»Der Film ist sehr wichtig, dynamisch und visuell überzeugend.«
Mihai Catalin Cazacu
Synopse
Wir wissen noch immer viel zu wenig über den Völkermord an Sinti und Roma in der Zeit des Nationalsozialismus. Die Dokumentation »The exile from Bessarabia« von Sergiu Ene und Natalia Ghilașcu in Kooperation mit einer NGO beschreibt das Leiden und die Vernichtung der Roma während des 2. Weltkriegs in Bessarabien und der Bukowina. Diese schrecklichen Ereignisse erfuhren bislang wenig Beachtung. So ist dieser visuell überzeugende Dokumentarfilm ein wichtiger Beitrag zur Erinnerung an die Geschichte der Sinti und Roma und zeigt realistisch die Leiden, die sie erlitten haben. Bemerkenswerte Ausnahmen, in denen Aspekte des Pharrajimos beleuchtet werden, sind: »A People Uncounted« von Aaron Yeger und »Roma Tears« von Luminița Cioabă. »The exile from Bessarabia« verbindet auf eindrucksvolle Weise historische Originalaufnahmen und Interviews mit Expert_innen und Zeitzeug_innen.
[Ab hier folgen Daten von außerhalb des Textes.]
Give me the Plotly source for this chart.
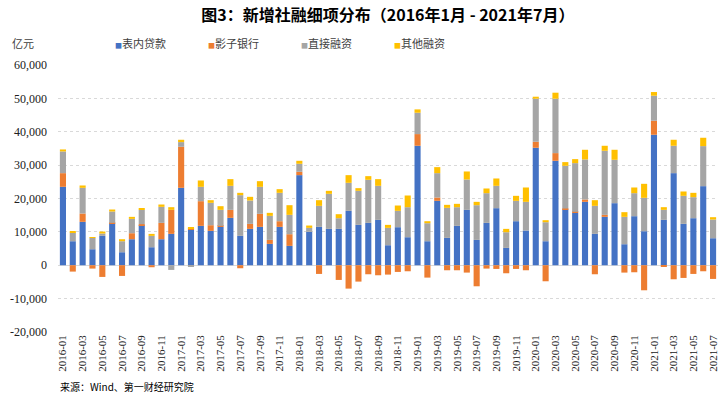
import plotly.graph_objects as go

months = [f"{y}-{m:02d}" for y in range(2016, 2022) for m in range(1, 13)][:67]

loans = [23500, 7200, 13000, 4800, 8800, 12600, 3900, 7800, 12000, 5400, 7800, 9400,
         23200, 10600, 11800, 10300, 11500, 14200, 8800, 10900, 11500, 6400, 11500, 5800,
         27000, 10000, 11500, 10900, 10900, 16300, 12100, 12700, 13600, 6000, 11400, 8400,
         35800, 7200, 19300, 8200, 11800, 16600, 7600, 12700, 17100, 5200, 13200, 10400,
         35200, 7200, 31300, 16800, 15700, 19000, 9400, 14500, 18600, 6300, 14700, 10200,
         39100, 13600, 27600, 12400, 14100, 23700, 8100]
shadow = [4100, -1900, 2500, -1000, -3500, 100, -3200, 1800, 300, -600, 4900, 7200,
          12300, 300, 7400, 1700, 300, 2400, -900, 1500, 3900, 1200, 1700, 3500,
          1000, 0, -2600, 0, -4400, -7000, -4900, -2700, -3000, -2800, -2000, -1800,
          3500, -3700, 1000, -1500, -1500, -2200, -6300, -1000, -1100, -2400, -1100, -1500,
          1800, -4800, 2300, 200, 300, 700, -2700, 600, 0, -2200, -2100, -7500,
          4200, -400, -4200, -3800, -2600, -1800, -4100]
direct = [6500, 2600, 7700, 3400, 700, 3400, 3300, 4300, 4300, 3400, 4800, -1400,
          1400, -500, 4300, 6700, 4800, 7200, 12200, 7000, 8100, 7200, 8500, 5800,
          2400, 1200, 6300, 10500, 3200, 8400, 10200, 12900, 10200, 5200, 4900, 9000,
          6400, 5400, 7300, 9000, 5600, 9100, 10400, 8900, 6700, 4700, 6100, 8600,
          12900, 5700, 16300, 12800, 14600, 12000, 8400, 19200, 13000, 8200, 6900, 10000,
          7500, 3000, 8200, 8400, 6300, 12000, 5600]
other = [600, 300, 700, 200, 600, 600, 600, 600, 500, 600, 700, 800,
         700, 300, 1900, 800, 1100, 2000, 700, 1100, 1700, 900, 1100, 2900,
         900, 700, 1700, 900, 1200, 2300, 800, 1100, 2000, 900, 1600, 3500,
         1000, 600, 1800, 900, 1000, 2400, 1000, 1400, 2200, 1000, 1500, 4300,
         600, 600, 1800, 1100, 1200, 2900, 1700, 1500, 3000, 1400, 1700, 4200,
         1100, 800, 1800, 1300, 1300, 2500, 700]

series_names = ["表内贷款", "影子银行", "直接融资", "其他融资"]
series_vals = [loans, shadow, direct, other]
series_colors = ["#4472C4", "#ED7D31", "#A5A5A5", "#FFC000"]

y_ticks = [-20000, -10000, 0, 10000, 20000, 30000, 40000, 50000, 60000]
y_tick_text = [f"{v:,}" for v in y_ticks]
tick_vals = months[::2]

fig = go.Figure()
for name, vals, col in zip(series_names, series_vals, series_colors):
    fig.add_trace(go.Bar(x=months, y=vals, name=name, showlegend=False,
                         marker=dict(color=col, line=dict(width=0))))

cjk = "Noto Sans CJK SC"
legend_x = [0.083, 0.224, 0.365, 0.506]
annotations = [
    dict(text="亿元", xref="paper", yref="paper", x=-0.072, y=1.082, xanchor="left", yanchor="middle",
         showarrow=False, font=dict(family=cjk, size=11, color="#404040")),
    dict(text="来源：Wind、第一财经研究院", xref="paper", yref="paper", x=0.0, y=-0.168,
         xanchor="left", yanchor="top", showarrow=False, font=dict(family=cjk, size=10, color="black")),
]
for name, col, lx in zip(series_names, series_colors, legend_x):
    annotations.append(dict(
        text=f'<span style="color:{col};font-size:7px">■</span>{name}',
        xref="paper", yref="paper", x=lx, y=1.082, xanchor="left", yanchor="middle",
        showarrow=False, font=dict(family=cjk, size=11, color="#404040")))

fig.update_layout(
    width=725, height=402, barmode="relative", bargap=0.38,
    paper_bgcolor="white", plot_bgcolor="white",
    margin=dict(l=58, r=7, t=65, b=70),
    font=dict(family=cjk, color="#404040", size=11),
    showlegend=False,
    title=dict(text="<b>图3：新增社融细项分布（2016年1月 - 2021年7月）</b>", x=0.535, xanchor="center",
               y=0.962, yanchor="middle", font=dict(family=cjk, size=16, color="black")),
    xaxis=dict(type="category", tickmode="array", tickvals=tick_vals, ticktext=tick_vals,
               tickangle=-90, tickfont=dict(family="Liberation Serif", size=11, color="#202020"),
               showgrid=False, showline=False, ticks="", range=[-0.5, 66.5]),
    yaxis=dict(range=[-20000, 60000], tickvals=y_ticks, ticktext=y_tick_text,
               tickfont=dict(family="Liberation Serif", size=12, color="#202020"),
               showgrid=True, gridcolor="#D9D9D9", griddash="dot", gridwidth=1,
               zeroline=True, zerolinecolor="#D9D9D9", zerolinewidth=1, ticklabelstandoff=10),
    annotations=annotations,
)

fig.write_html("out.html")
Diese persönliche Perspektive erlaubt es der Roma-Community, mithilfe ihrer Erinnerungen, Erfahrungen und des ihnen widerfahrenen Leids ihre Vergangenheit selbst zu definieren. Auf diese Weise wird auch die Roma-Community authentisch dokumentiert.
Die jahrhundertealte Kultur der mündlichen Überlieferung ist ein wichtiger Teil der Roma-Kultur, weshalb Filmen wie »The exile from Bessarabia« so essenzielle Bedeutung zukommt, die diese mündlichen Überlieferungen für zukünftige Generationen aufzeichnen und digitalisieren. Zeitzeugenberichte vom Pharrajimos werden als gelebte Erinnerungen dargestellt und umsichtig mit Archivfunden und historischen Schwarz-Weiß-Fotografien verbunden.
Die älteren Roma schildern ihre Erinnerungen sehr anschaulich. Besonders bewegend ist der Bericht einer 92-jährigen Überlebenden, die darum ringt, sich an Einzelheiten der Deportation zu erinnern, an die Route, die sie gegangen ist, und an die Leiden, denen sie beiwohnen musste. Während ihr Lebenslauf wiedergegeben wird, fokussiert die Kamera – als Gast in diesem Zuhause einer älteren Dame – auf ihre bescheidenen Lebensbedingungen und ihre farbenfrohen persönlichen Sachen. Es folgt ein Close-up von ihrem Gesicht, wenn sie Details aus den furchtbarsten Jahren ihres Lebens berichtet. Dennoch bleibt die Position der Kamera von den Subjekten entfernt. Eine der qualvollsten Geschichten ist die einer Romni, die sich daran erinnert, wie ihre Mutter ohne Hilfe, Wasser oder medizinische Unterstützung ein Kind gebären musste. Auch in solchen verletzlichen Situationen konnten sich Roma nur auf ihre eigene Stärke und ihr Durchhaltevermögen verlassen. Die Überlebenden werden in der Dokumentation als gewöhnliche Personen porträtiert, die ihren alltäglichen Pflichten wie zum Beispiel dem Wäschewaschen nachgehen und doch von schrecklichen Erinnerungen geplagt sind. Aufnahmen ihrer Gesichter in Frontalansicht oder im Profil und der so sichtbare Schmerz in ihren Augen, die Tiefe ihrer Falten unterstreichen, wie wichtig es ist, diese schweren Erinnerungen zu würdigen und für die Nachwelt zu bewahren.